Alors qu'il extirpe des souvenirs de ce carnage des photos du Kichinev de l'époque et de la ville sous son aspect présent comme du Tel Aviv de 2010 sont projetés sur les murs. Après le récit qu'il fait lui-même de ces événements il passe la parole au poète Haïm Nahman Bialik. Envoyé d'Odessa pour recueillir les témoignages des survivants de cet embrasement des bonnes gens de Kichinev, il écrivit "Dans la ville du massacre" qui est, à l'exemple du Talmud, un long poème existentiel mais aussi antireligieux. S'il donne aux mots une incomparable portée dramatique, Il insiste sur le fait que si la présence divine rougit de honte et de douleur, elle n'en a pas moins abandonnée les victimes à leur sort. Cet homme qui s'installera quelques années plus tard en Palestine exhorte ses coreligionnaires à réagir. Il y réussit si bien qu'entre 1903 et 1920, un million d'entre eux quittèrent le pays

C'est en hébreux que celui qui devint plus tard une sorte de totem intouchable rédigea son incantation lyrique .Elle fut plus tard traduite en yiddish mais mécontent du résultat il revit lui-même la copie.

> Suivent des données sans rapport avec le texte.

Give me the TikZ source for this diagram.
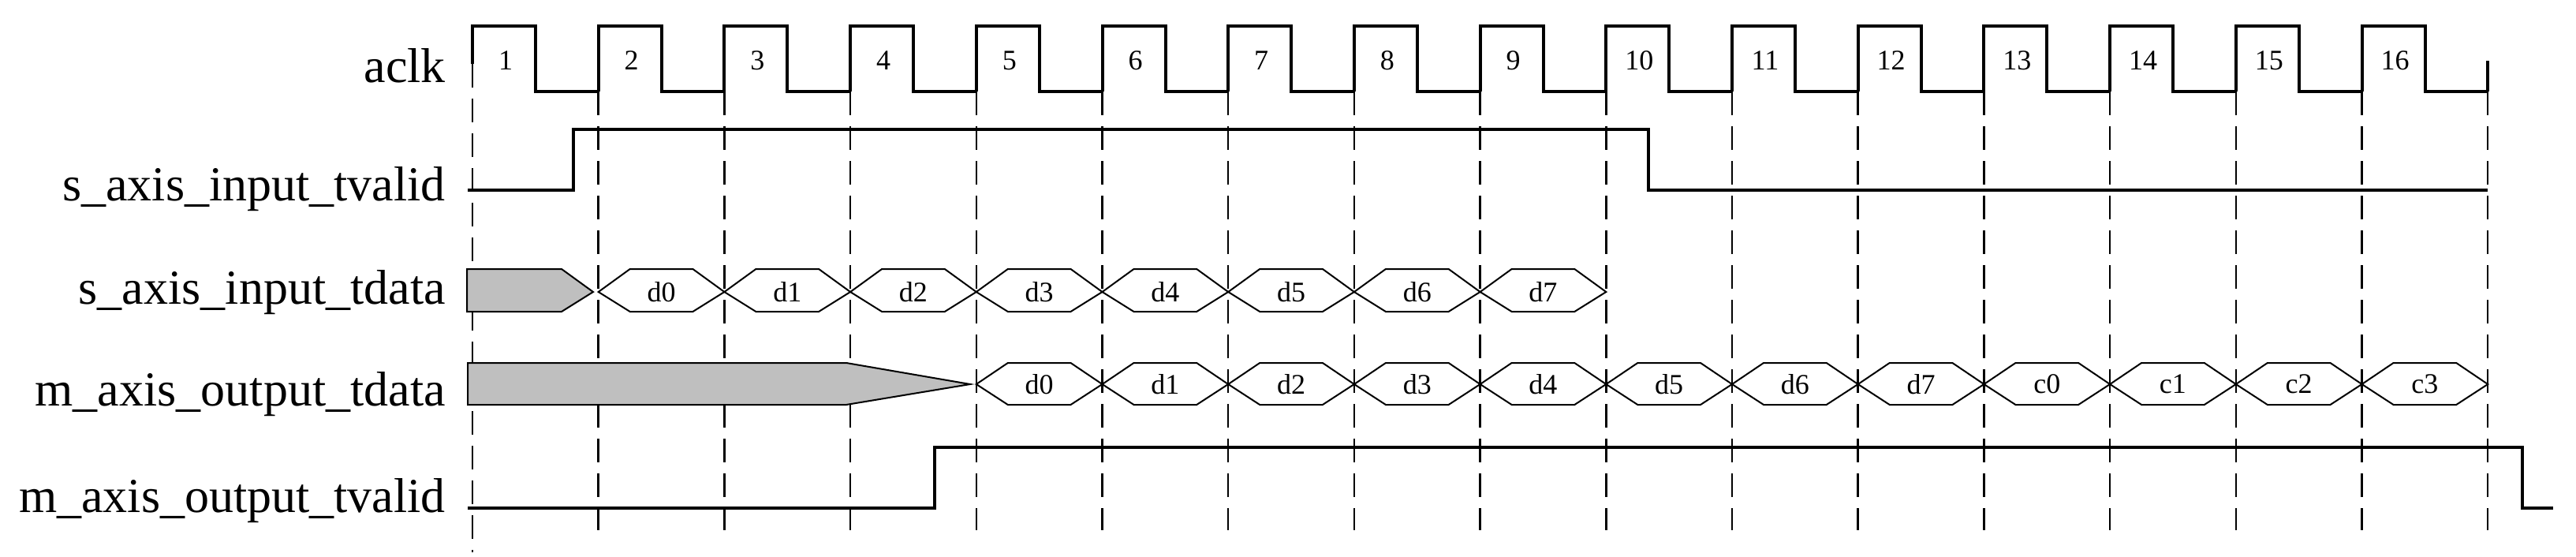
\documentclass[tikz,border=0pt]{standalone}
\usepackage{fontspec}
\setmainfont{Liberation Serif}
\begin{document}
\begin{tikzpicture}[x=1pt,y=-1pt,
  sig/.style={line width=4pt},
  grid/.style={line width=2.5pt,dash pattern=on 30pt off 14pt},
  hexa/.style={line width=2pt},
  lbl/.style={anchor=east,font=\fontsize{62}{70}\selectfont,inner sep=0pt},
  num/.style={font=\fontsize{36}{40}\selectfont,inner sep=0pt},
  dat/.style={font=\fontsize{36}{40}\selectfont,inner sep=0pt}]
\useasboundingbox (0,0) rectangle (3266,706);
\def\P{159.7}
\def\XO{599}
% labels
\node[lbl] (l1) at (565,83) {aclk};
\node[lbl] (l2) at (565,240) {s\_axis\_input\_tvalid};
\node[lbl] (l3) at (565,371) {s\_axis\_input\_tdata};
\node[lbl] (l4) at (565,500) {m\_axis\_output\_tdata};
\node[lbl] (l5) at (565,635) {m\_axis\_output\_tvalid};
% grid
\draw[grid] (\XO,81) -- (\XO,700);
\foreach \k in {1,...,16}
  \draw[grid] ({\XO+\k*\P},116) -- ({\XO+\k*\P},672);
% clock
\foreach \k in {0,...,15}{
  \draw[sig] ({\XO+\k*\P},{\k==0?81:116}) -- ({\XO+\k*\P},33) -- ({\XO+\k*\P+80},33) -- ({\XO+\k*\P+80},116) -- ({\XO+(\k+1)*\P},116);
  \pgfmathtruncatemacro\n{\k+1}
  \node[num] (c\n) at ({\XO+\k*\P+42},77) {\n};
}
\draw[sig] ({\XO+16*\P},116) -- ({\XO+16*\P},77);
% s valid
\draw[sig] (593,241) -- (727,241) -- (727,164) -- (2090,164) -- (2090,241) -- ({\XO+16*\P},241);
% m valid
\draw[sig] (593,644) -- (1185,644) -- (1185,567) -- (3198,567) -- (3198,644) -- (3237,644);
% s tdata
\draw[hexa,fill=gray!50] (592,341) -- (712,341) -- (752,370) -- (712,395) -- (592,395) -- cycle;
\foreach \k/\t in {1/d0,2/d1,3/d2,4/d3,5/d4,6/d5,7/d6,8/d7}{
  \pgfmathsetmacro\a{\XO+\k*\P}
  \pgfmathsetmacro\b{\XO+(\k+1)*\P}
  \draw[hexa] (\a,370) -- (\a+40,341) -- (\b-40,341) -- (\b,370) -- (\b-40,395) -- (\a+40,395) -- cycle;
  \node[dat] (s\k) at ({(\a+\b)/2},370) {\t};
}
% m tdata
\draw[hexa,fill=gray!50] (593,460) -- (1073,460) -- (1230,487) -- (1073,513) -- (593,513) -- cycle;
\foreach \k/\t in {4/d0,5/d1,6/d2,7/d3,8/d4,9/d5,10/d6,11/d7,12/c0,13/c1,14/c2,15/c3}{
  \pgfmathsetmacro\a{\XO+\k*\P}
  \pgfmathsetmacro\b{\XO+(\k+1)*\P}
  \draw[hexa] (\a,487) -- (\a+40,460) -- (\b-40,460) -- (\b,487) -- (\b-40,513) -- (\a+40,513) -- cycle;
  \node[dat] (m\k) at ({(\a+\b)/2},487) {\t};
}
\end{tikzpicture}
\end{document}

La pesanteur tragique de ces événements, l'acteur-metteur en scène la ponctue de phrases en hébreux et cette langue qui apparaît parfois si âpre à cette fois des sons qui semblent surgir de l'âme. Ce qui n'est pas franchement étonnant puisque c'est dans cet idiome que Wexler a grandi. Un des rares moments où domine la douceur est celui où il entonne une chanson dans le language de son enfance.